### TASK BRIEF:
Count every line below in which "page" occurs, then give only the count.

==== RECORDS FOR THE TASK ====

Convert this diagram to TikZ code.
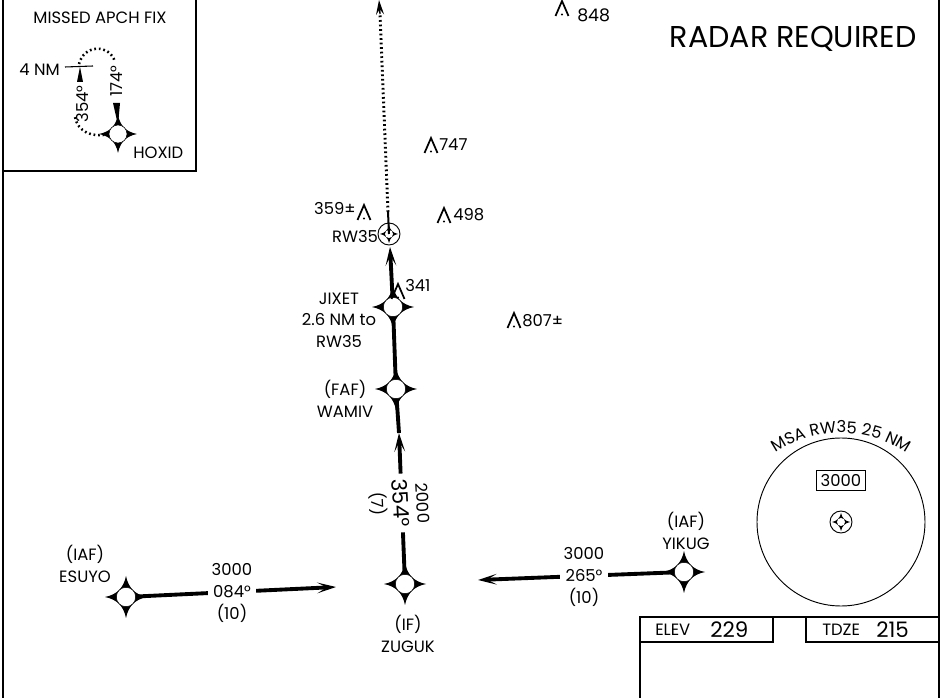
\documentclass[tikz,border=0pt]{standalone}
\usepackage{fontspec}
\usepackage{amsmath}
\setmainfont{Poppins}
\usetikzlibrary{arrows.meta,decorations.text}
\tikzset{
  lbl/.style={inner sep=0pt,align=center,font=\fontsize{12.3}{16.2}\selectfont},
  gaplbl/.style={lbl,fill=white,inner xsep=3pt,inner ysep=0pt},
  bigval/.style={lbl,font=\fontsize{16}{18}\selectfont},
  frame/.style={line width=1.6pt},
  thinframe/.style={line width=0.9pt},
  track/.style={line width=2.9pt},
  tip/.style={-{Stealth[length=14pt,width=8pt,inset=7pt]}},
  fixpt/.style={circle,fill=white,draw=black,line width=0.4pt,inner sep=0pt,minimum size=14.5pt},
  smallpt/.style={circle,draw=black,line width=0.7pt,inner sep=0pt,minimum size=16.5pt},
  fixmark/.pic={
    \fill (-21,0) .. controls (-9,-2.5) and (-2.5,-9) .. (0,-21)
      .. controls (2.5,-9) and (9,-2.5) .. (21,0)
      .. controls (9,2.5) and (2.5,9) .. (0,21)
      .. controls (-2.5,9) and (-9,2.5) .. cycle;
  },
  innermark/.pic={
    \fill (-9,0) .. controls (-4,-1) and (-1,-4) .. (0,-9)
      .. controls (1,-4) and (4,-1) .. (9,0)
      .. controls (4,1) and (1,4) .. (0,9)
      .. controls (-1,4) and (-4,1) .. cycle;
    \fill[white] (0,0) circle (4);
  },
  obst/.pic={
    \draw[line width=1.3pt] (-6.5,7) -- (0,-8) -- (6.5,7);
    \fill (0,5.5) circle (1.2);
  }
}
\begin{document}
\begin{tikzpicture}[x=0.75pt,y=-0.75pt]
\useasboundingbox (0,0) rectangle (947,698);

\draw[frame] (3,0) -- (3,698);
\draw[frame] (939,0) -- (939,698);
\draw[thinframe] (196,0) -- (196,171) -- (3,171);
\draw[frame] (640,698) -- (640,617) -- (939,617);
\draw[thinframe] (640,642) -- (773,642) -- (773,617);
\draw[thinframe] (806,617) -- (806,642) -- (939,642);

\coordinate (zugukarrow) at (399,433);
\coordinate (rwarrow) at (390,247);
\coordinate (esuyoend) at (336,587);
\coordinate (yikugend) at (478,580);
\coordinate (rwdots) at (388,212);
\coordinate (topend) at (379,0);
\coordinate (dotsend) at (380,14);

\foreach \name/\x/\y in {zuguk/405/584,wamiv/396/389,jixet/393/307,yikug/684/572,esuyo/126/597} {
  \coordinate (\name) at (\x,\y);
}
\node[smallpt] (rw) at (389,234) {};
\node[smallpt] (msaref) at (841,522) {};
\node[inner sep=0pt] (hoxidpt) at (118,134) {};

\draw[track,tip] (zuguk) -- (zugukarrow);
\draw[track] (zugukarrow) -- (wamiv);
\draw[track] (wamiv) -- (jixet);
\draw[track,tip] (jixet) -- (rwarrow);
\draw[line width=2.2pt,dash pattern=on 1.3pt off 2.1pt] (rwdots) -- (dotsend);
\draw[line width=1pt,-{Stealth[length=11pt,width=6pt,inset=4pt]}] (dotsend) -- (topend);
\draw[track,tip] (esuyo) -- (esuyoend);
\draw[track,tip] (yikug) -- (yikugend);

\foreach \name in {zuguk,wamiv,jixet,yikug,esuyo} {
  \pic at (\name) {fixmark};
  \node[fixpt] at (\name) {};
}
\pic at (rw) {innermark};
\pic at (msaref) {innermark};
\draw[line width=1.5pt] (rw.center) -- (rwdots);
\pic[scale=0.9] at (hoxidpt) {fixmark};
\node[fixpt,minimum size=13.5pt] (hoxid) at (hoxidpt) {};

\node[lbl] (esuyolbl) at (85,564) {(IAF)\\ESUYO};
\node[lbl] (yikuglbl) at (686,531) {(IAF)\\YIKUG};
\node[lbl] (zuguklbl) at (408,634) {(IF)\\ZUGUK};
\node[lbl] (wamivlbl) at (345,399) {(FAF)\\WAMIV};
\node[lbl] (jixetlbl) at (339,320) {JIXET\\2.6 NM to\\RW35};
\node[lbl] (rwlbl) at (355,237) {RW35};
\node[gaplbl] (esuyoval) at (232,593) {3000\\084°\\(10)};
\node[gaplbl] (yikugval) at (584,577) {3000\\265°\\(10)};
\node[bigval,fill=white,inner xsep=4pt,inner ysep=2pt,rotate=-87] (courselbl) at (401,503) {354°};
\node[lbl,rotate=-87] (altlbl) at (423,503) {2000};
\node[lbl,rotate=-87] (distlbl) at (378,504) {(7)};

\foreach \name/\x/\y in {oa/562/9,ob/431/146,oc/444/216,od/514/321,oe/364/213,of/398/292} {
  \pic at (\x,\y) {obst};
  \coordinate (\name) at (\x,\y);
}
\node[bigval,anchor=west,font=\fontsize{13}{15}\selectfont] (val848) at (577,15) {848};
\node[lbl,anchor=west] (val747) at (439,145) {747};
\node[lbl,anchor=west] (val498) at (453,215) {498};
\node[lbl,anchor=west] (val807) at (522,321) {807±};
\node[lbl,anchor=east] (val359) at (356,209) {359±};
\node[lbl,anchor=west] (val341) at (405,286) {341};

\node[lbl,font=\fontsize{22.6}{26}\selectfont,anchor=east] (radar) at (917,39) {RADAR REQUIRED};

\node[lbl] (missedlbl) at (100,18) {MISSED APCH FIX};
\node[lbl,anchor=east] (nmlbl) at (60,70) {4 NM};
\coordinate (tickl) at (65,67);
\coordinate (tickr) at (93,66);
\draw[line width=0.8pt] (tickl) -- (tickr);
\draw[line width=1.9pt,dash pattern=on 1.3pt off 2.1pt] (hoxid.west)
  .. controls (92,138) and (78,132) .. (75,117);
\draw[line width=1.9pt,dash pattern=on 1.3pt off 2.1pt] (79,64)
  .. controls (84,44) and (110,44) .. (115,62);
\fill (80,67) -- (77,82) -- (83,82) -- cycle;
\fill (113,103) -- (120,103) -- (118,125) -- cycle;
\node[lbl,rotate=90] (inbound) at (82,104) {354°};
\node[lbl,rotate=90] (outbound) at (117,81) {174°};
\node[lbl,anchor=west] (hoxidlbl) at (133,153) {HOXID};

\draw[line width=0.7pt] (841,522) circle (84);
\node[draw,line width=0.6pt,minimum width=37pt,minimum height=15pt,inner sep=0pt,lbl] (msaalt) at (841,480) {3000};
\path[decorate,decoration={text along path,text align=center,
  text={|\fontsize{12.3}{14}\selectfont|MSA RW35 25 NM}}]
  (841,550) ++(130:87.75pt) arc[start angle=130,end angle=50,radius=87.75pt];

\node[lbl,anchor=west] (elevlbl) at (655,630) {ELEV};
\node[bigval,anchor=west] (elevval) at (710,630) {229};
\node[lbl,anchor=west] (tdzelbl) at (822,630) {TDZE};
\node[bigval,anchor=west] (tdzeval) at (876,630) {215};
\end{tikzpicture}
\end{document}
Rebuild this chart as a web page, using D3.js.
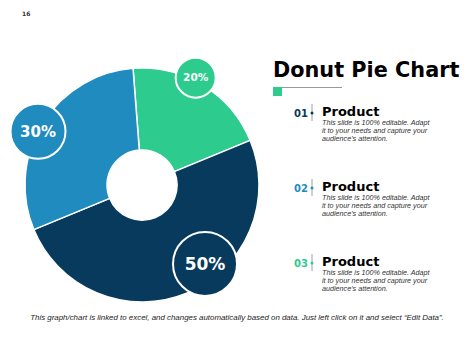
<!DOCTYPE html>
<html>
<head>
<meta charset="utf-8">
<script src="https://cdn.jsdelivr.net/npm/d3@7"></script>
<style>
  body { margin: 0; background: #fff; }
  svg { display: block; }
</style>
</head>
<body>
<div id="chart"></div>
<script>
// slice data, in drawing order (clockwise from the top)
const labels = ["Green", "Navy", "Blue"];
const values = [20, 50, 30];
const colors = ["#2dcb8e", "#073a5c", "#1f8bbf"];

// right-hand legend
const itemNumbers = ["01", "02", "03"];
const itemTitles = ["Product", "Product", "Product"];
const itemColors = ["#073a5c", "#1f8bbf", "#2dcb8e"];
const itemText = [
    "This slide is 100% editable. Adapt",
    "it to your needs and capture your",
    "audience's attention."
];

const width = 474, height = 355;
const cx = 142, cy = 185;
const outerR = 117, innerR = 35;

const svg = d3.select("#chart")
    .append("svg")
    .attr("width", width)
    .attr("height", height);

// page number
svg.append("text")
    .attr("x", 22).attr("y", 16)
    .attr("font-family", "DejaVu Sans")
    .attr("font-weight", "bold")
    .attr("font-size", 6)
    .attr("fill", "#333")
    .text("16");

let pie = d3.pie()
    .sort(null)
    .startAngle(-4.4 * Math.PI / 180)
    .endAngle((360 - 4.4) * Math.PI / 180);

let arc = d3.arc()
    .innerRadius(innerR)
    .outerRadius(outerR);

const arcs = pie(values);

const donut = svg.append("g")
    .attr("transform", "translate(" + cx + "," + cy + ")");

donut.selectAll("path")
    .data(arcs)
    .enter().append("path")
    .attr("d", arc)
    .style("fill", (d, i) => colors[i])
    .style("stroke", "white")
    .style("stroke-width", 1.5);

// badge circles - sit over each slice, size grows with value
let badgeR = d3.scaleLinear().domain([20, 30, 50]).range([20, 27.5, 32]);
let fontSize = d3.scaleLinear().domain([20, 30, 50]).range([10.5, 15, 17]);
// where on the slice each badge sits (fraction of slice span, distance from centre)
const badgeAt = [[0.43, 120], [0.41, 101], [0.46, 117]];

const badges = donut.selectAll("g.badge")
    .data(arcs)
    .enter().append("g")
    .attr("class", "badge")
    .attr("transform", (d, i) => {
        let a = d.startAngle + (d.endAngle - d.startAngle) * badgeAt[i][0];
        let r = badgeAt[i][1];
        return "translate(" + (r * Math.sin(a)) + "," + (-r * Math.cos(a)) + ")";
    });

badges.append("circle")
    .attr("r", d => badgeR(d.data))
    .style("fill", (d, i) => colors[i])
    .style("stroke", "white")
    .style("stroke-width", 2);

badges.append("text")
    .attr("text-anchor", "middle")
    .attr("dy", "0.36em")
    .attr("font-family", "DejaVu Sans")
    .attr("font-weight", "bold")
    .attr("font-size", d => fontSize(d.data))
    .attr("fill", "white")
    .text(d => d.data + "%");

// title
svg.append("text")
    .attr("x", 273).attr("y", 77)
    .attr("font-family", "DejaVu Sans")
    .attr("font-weight", "bold")
    .attr("font-size", 20.8)
    .attr("fill", "#000")
    .text("Donut Pie Chart");

svg.append("line")
    .attr("x1", 282).attr("x2", 342)
    .attr("y1", 87.5).attr("y2", 87.5)
    .style("stroke", "#999")
    .style("stroke-width", 1);

svg.append("rect")
    .attr("x", 273).attr("y", 87)
    .attr("width", 9).attr("height", 9)
    .style("fill", "#2dcb8e");

// legend items
const items = svg.selectAll("g.item")
    .data(itemNumbers)
    .enter().append("g")
    .attr("class", "item")
    .attr("transform", (d, i) => "translate(0," + (i * 75) + ")");

items.append("text")
    .attr("x", 294).attr("y", 117)
    .attr("font-family", "DejaVu Sans")
    .attr("font-weight", "bold")
    .attr("font-size", 10)
    .attr("fill", (d, i) => itemColors[i])
    .text(d => d);

items.append("line")
    .attr("x1", 312).attr("x2", 312)
    .attr("y1", 104).attr("y2", 121)
    .style("stroke", "#888")
    .style("stroke-width", 0.8);

items.append("circle")
    .attr("cx", 312).attr("cy", 113)
    .attr("r", 1.5)
    .style("fill", (d, i) => itemColors[i]);

items.append("text")
    .attr("x", 322).attr("y", 116)
    .attr("font-family", "DejaVu Sans")
    .attr("font-weight", "bold")
    .attr("font-size", 13)
    .attr("fill", "#000")
    .text((d, i) => itemTitles[i]);

items.selectAll("text.desc")
    .data(itemText)
    .enter().append("text")
    .attr("class", "desc")
    .attr("x", 322)
    .attr("y", (d, j) => 124.5 + j * 8)
    .attr("font-family", "Liberation Sans")
    .attr("font-style", "italic")
    .attr("font-size", 7.2)
    .attr("fill", "#333")
    .text(d => d);

// footer note
svg.append("text")
    .attr("x", 237).attr("y", 320)
    .attr("text-anchor", "middle")
    .attr("font-family", "Liberation Sans")
    .attr("font-style", "italic")
    .attr("font-size", 7.9)
    .attr("fill", "#222")
    .text("This graph/chart is linked to excel, and changes automatically based on data. Just left click on it and select \u201cEdit Data\u201d.");
</script>
</body>
</html>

====

### FINISHED TASK:
2